Prezydent Francji, Emmanuel Macron, stwierdził, że zakończenie wojny w Ukrainie nie może prowadzić do "pokoju, który de facto oznaczałby ukraińską kapitulację". Zdaniem przywódcy Francki byłoby to "złe dla wszystkich", w tym także dla Stanów Zjednoczonych.
Jego słowa padły po godzinnej rozmowie telefonicznej między prezydentem USA, Donaldem Trumpem, a rosyjskim liderem Władimirem Putinem, podczas której omawiano możliwość rozmów pokojowych.
Macron poparł Trumpa, który stwierdził, że Europa powinna wziąć odpowiedzialność za zapewnienie bezpieczeństwa Ukrainie. "Trump mówi, że to wy, Europejczycy, musicie podjąć ten ciężar. Ja natomiast twierdzę, że to na nas spoczywa odpowiedzialność" – zaznaczył Macron.
Prezydent Francji dodał, że nie jest zaskoczony inicjatywą Trumpa, ponieważ stworzyła ona "okno możliwości" dla negocjowanego rozwiązania, w którym każdy musi odegrać swoją rolę. Podkreślił także, że Europa powinna zwiększyć swoje wysiłki w zakresie obrony, zwłaszcza po tym jak prezydentem Stanów Zjednoczonych został Donald Trump.
"To moment, by Europa przyspieszyła działania. Czasu jest coraz mniej" – mówił Macron. Zaznaczył również, że tylko prezydent Ukrainy, Wołodymyr Zełenski, ma prawo do podejmowania decyzji w sprawie zawarcia rozejmu.
Tymczasem, prezydent Kazachstanu, Kassym-Jomart Tokajew, wyraził poparcie dla zakończenia wojny. W rozmowie z Euronews powiedział, że jego kraj od początku opowiadał się za dyplomatycznym rozwiązaniem.
"Nasze stanowisko staje się rzeczywistością, ponieważ dwie wielkie mocarstwa zaczęły dialog polityczny. To pozytywna zmiana, która przyniesie korzyści także Kazachstanowi" – stwierdził Tokajew, zapewniając o wsparciu dla tego procesu.
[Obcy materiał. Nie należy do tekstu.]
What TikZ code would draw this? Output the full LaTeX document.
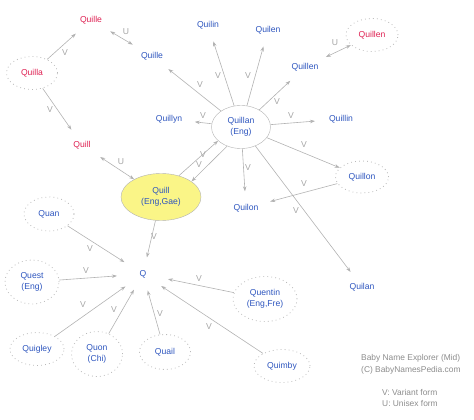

Z kolei, wiceprezydent USA, JD Vance, w wywiadzie dla Wall Street Journal zaznaczył, że Stany Zjednoczone nałożą sankcje i podejmą działania wojskowe wobec Rosji, jeśli Putin nie zgodzi się na porozumienie pokojowe, które zapewni Ukrainie długoterminową niepodległość. "Myślę, że to porozumienie zaskoczy wielu ludzi" – dodał Vance.